The event also knit together communities across institutions. At SRI, Engelbart’s group—famed for the “Mother of All Demos” in December 1968—could, in principle, share its interactive tools over distance. At BBN, engineers such as Severo Ornstein refined IMP performance. Within ARPA, the result validated continued investment across multiple sites and applications.
Long-term significance and legacy
The “LO” transmitted on October 29, 1969, is widely retold as the Internet’s first word. While the term “Internet” would not be formalized until the 1970s, the moment marked the first operational host-to-host message on a packet-switching network of significant scope, proving key tenets of distributed networking: multiplexing, routing resiliency, and application-level interactivity over shared infrastructure.In the years that followed, the ARPANET catalyzed a cascade of innovations and milestones:
- In 1971–1972, Ray Tomlinson at BBN adapted networked message programs into network email and adopted the “@” addressing convention, quickly making email the network’s “killer app.”
- In October 1972, Robert E. Kahn organized a landmark public demonstration of ARPANET at the International Conference on Computer Communications in Washington, D.C., showcasing remote login, file transfer, and interactive applications across dozens of terminals.
- In 1973, the network extended internationally to University College London (under Peter Kirstein) and to Norway’s NORSAR, proving satellite and terrestrial interoperability.
- Between 1973 and 1974, Vint Cerf and Robert Kahn designed the Transmission Control Protocol/Internet Protocol (TCP/IP), published in 1974, generalizing the ARPANET model to interconnect multiple, heterogeneous packet networks.
- On January 1, 1983—the “flag day”—ARPANET hosts transitioned from NCP to TCP/IP, cementing the architectural foundations of today’s Internet; the Domain Name System (DNS), introduced by Paul Mockapetris in 1983, made addressing human-friendly and scalable.
- The original ARPANET was formally decommissioned in 1990, by which time TCP/IP networks had proliferated across academia, industry, and, increasingly, the public sphere.
The physical sites of the first message—Boelter Hall at UCLA and the SRI facilities in Menlo Park—have since been commemorated, but the moment’s impact travels far beyond plaques.
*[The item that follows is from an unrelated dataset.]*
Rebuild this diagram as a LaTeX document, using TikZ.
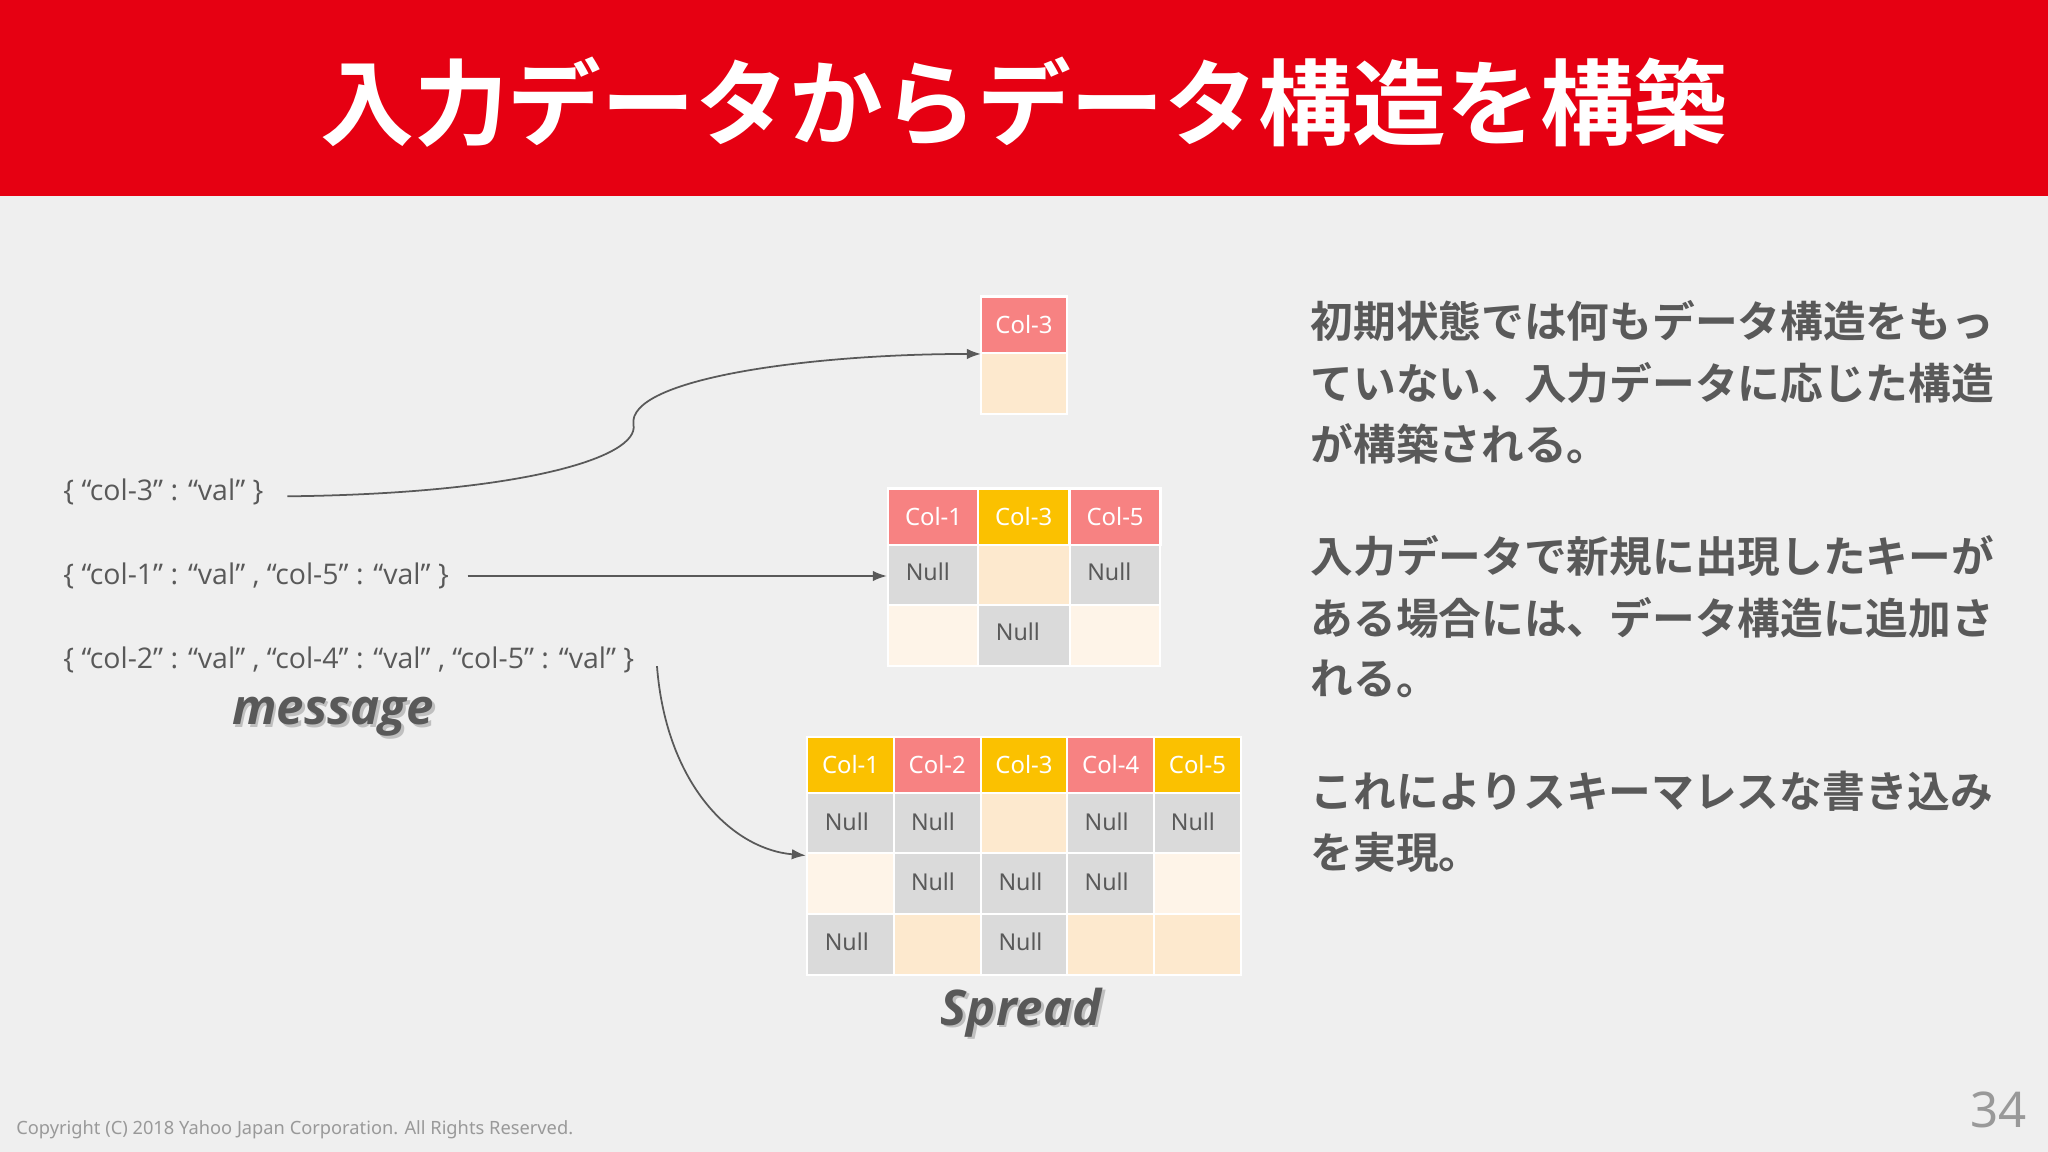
\documentclass[tikz,border=0pt]{standalone}
\usepackage{fontspec}
\setmainfont{Noto Sans}
\newfontfamily\jp{Noto Sans CJK JP}[BoldFont={Noto Sans CJK JP Bold}]
\newfontfamily\lab{Open Sans}
\usetikzlibrary{arrows.meta}
\definecolor{hdr}{HTML}{E60012}
\definecolor{bg}{HTML}{EFEFEF}
\definecolor{pk}{HTML}{F78282}
\definecolor{yl}{HTML}{FBC100}
\definecolor{pe}{HTML}{FDE9CE}
\definecolor{lt}{HTML}{FEF4E8}
\definecolor{gr}{HTML}{DADADA}
\definecolor{tx}{HTML}{595959}
\tikzset{
 cell/.style={draw=white,line width=0.6pt},
 htxt/.style={text=white,font=\fontsize{6.8}{8}\selectfont,anchor=center},
 ntxt/.style={text=tx,font=\fontsize{6.6}{8}\selectfont,anchor=west},
 msg/.style={text=tx,font=\lab\fontsize{8.1}{9}\selectfont,anchor=west,inner sep=0pt},
 jtx/.style={text=tx,font=\jp\bfseries\fontsize{12.15}{14}\selectfont,anchor=west,inner sep=0pt},
 arr/.style={draw=tx,line width=0.5pt,-{Latex[length=4pt,width=3pt]}},
 big/.style={text=tx,font=\lab\bfseries\itshape\fontsize{14}{16}\selectfont}
}
\newcommand{\cellbox}[6]{% x1 y1 x2 y2 color name
 \fill[#5] (#1,#2) rectangle (#3,#4);
 \draw[cell] (#1,#2) rectangle (#3,#4);
 \coordinate (#6) at ({(#1+#3)/2},{(#2+#4)/2});}
\begin{document}
\begin{tikzpicture}[x=0.013061cm,y=-0.013061cm]
\fill[bg] (0,0) rectangle (1568,882);
\fill[hdr] (0,0) rectangle (1568,150);
\node[text=white,font=\jp\bfseries\fontsize{26.7}{30}\selectfont] (title) at (784,78) {入力データからデータ構造を構築};
% table 1
\cellbox{751}{227}{817}{270}{pk}{a1}
\cellbox{751}{270}{817}{317}{pe}{a2}
\node[htxt] at (a1) {Col-3};
\coordinate (t1) at (751,271);
% table 2
\foreach \x/\c/\t [count=\i] in {680/pk/Col-1,749/yl/Col-3,819/pk/Col-5}{
 \cellbox{\x}{374}{\x+69.5}{417}{\c}{b\i}
 \node[htxt] at (b\i) {\t};}
\cellbox{680}{417}{749}{463}{gr}{c1}
\cellbox{749}{417}{819}{463}{pe}{c2}
\cellbox{819}{417}{888}{463}{gr}{c3}
\cellbox{680}{463}{749}{510}{lt}{d1}
\cellbox{749}{463}{819}{510}{gr}{d2}
\cellbox{819}{463}{888}{510}{lt}{d3}
\node[ntxt] at (684,438) {Null};
\node[ntxt] at (823,438) {Null};
\node[ntxt] at (753,484) {Null};
\coordinate (t2) at (679,441);
% table 3
\foreach \c/\t [count=\i] in {yl/Col-1,pk/Col-2,yl/Col-3,pk/Col-4,yl/Col-5}{
 \pgfmathsetmacro\xa{618+(\i-1)*66.4}
 \cellbox{\xa}{564}{\xa+66.4}{607}{\c}{e\i}
 \node[htxt] at (e\i) {\t};}
\foreach \r/\ya in {1/607,2/653,3/700}{
 \foreach \i in {1,...,5}{
  \pgfmathsetmacro\xa{618+(\i-1)*66.4}
  \pgfmathsetmacro\code{int(\r*10+\i)}
  \ifnum\code=13 \def\cc{pe}\fi
  \ifnum\code=11 \def\cc{gr}\fi \ifnum\code=12 \def\cc{gr}\fi
  \ifnum\code=14 \def\cc{gr}\fi \ifnum\code=15 \def\cc{gr}\fi
  \ifnum\code=21 \def\cc{lt}\fi \ifnum\code=22 \def\cc{gr}\fi
  \ifnum\code=23 \def\cc{gr}\fi \ifnum\code=24 \def\cc{gr}\fi
  \ifnum\code=25 \def\cc{lt}\fi
  \ifnum\code=31 \def\cc{gr}\fi \ifnum\code=32 \def\cc{pe}\fi
  \ifnum\code=33 \def\cc{gr}\fi \ifnum\code=34 \def\cc{pe}\fi
  \ifnum\code=35 \def\cc{pe}\fi
  \cellbox{\xa}{\ya}{\xa+66.4}{\ya+46.5}{\cc}{f\code}
 }}
\foreach \x/\y in {622/629,688/629,821/629,887/629,688/675,755/675,821/675,622/721,755/721}
 \node[ntxt] at (\x,\y) {Null};
\coordinate (t3) at (617,655);
% messages
\node[msg] (m1) at (48,377) {\{ “col-3” : “val” \}};
\node[msg] (m2) at (48,441) {\{ “col-1” : “val” , “col-5” : “val” \}};
\node[msg] (m3) at (48,505) {\{ “col-2” : “val” , “col-4” : “val” , “col-5” : “val” \}};
\node[big,text=gray!50] at (257,551) {message};
\node[big] (mlabel) at (255,549) {message};
\node[big,text=gray!50] at (784,777) {Spread};
\node[big] (slabel) at (782,775) {Spread};
\draw[arr] (220,380) .. controls (400,378) and (490,350) .. (485,325) .. controls (480,290) and (620,271) .. (t1);
\draw[arr] (358,441) -- (t2);
\draw[arr] (503,510) .. controls (510,600) and (560,650) .. (t3);
% right text
\node[jtx] (j1) at (1003,246) {初期状態では何もデータ構造をもっ};
\node[jtx] at (1003,293) {ていない、入力データに応じた構造};
\node[jtx] at (1003,340) {が構築される。};
\node[jtx] (j2) at (1003,426) {入力データで新規に出現したキーが};
\node[jtx] at (1003,473) {ある場合には、データ構造に追加さ};
\node[jtx] at (1003,520) {れる。};
\node[jtx] (j3) at (1003,606) {これによりスキーマレスな書き込み};
\node[jtx] at (1003,653) {を実現。};
\node[anchor=west,text=gray!80,font=\fontsize{5.2}{6}\selectfont,inner sep=0pt] (copy) at (12,865) {Copyright (C) 2018 Yahoo Japan Corporation. All Rights Reserved.};
\node[text=gray!80,font=\fontsize{14}{16}\selectfont] (pg) at (1530,850) {34};
\end{tikzpicture}
\end{document}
The attempted “LOGIN” that became “LO” encapsulated both the fragility and the promise of early networking. Within an hour, the team completed the login; within months, more nodes joined; within years, an inter-network emerged. That first exchange set a trajectory from a two-node experiment at 50 kbps to a global system that now connects billions.
In retrospect, the October 29, 1969 event stands as a precise inflection point. Before it, packet switching was a compelling theory with laboratory prototypes; after it, networked computing became an operational reality linking institutions and applications. The crash on the third character underscores an enduring lesson: the Internet’s progress has never hinged on a single flawless moment but on iterative improvement across layers and communities. The first ARPANET message, sent from UCLA to SRI, was the modest beginning of a communications revolution whose architecture and ethos continue to shape the modern world.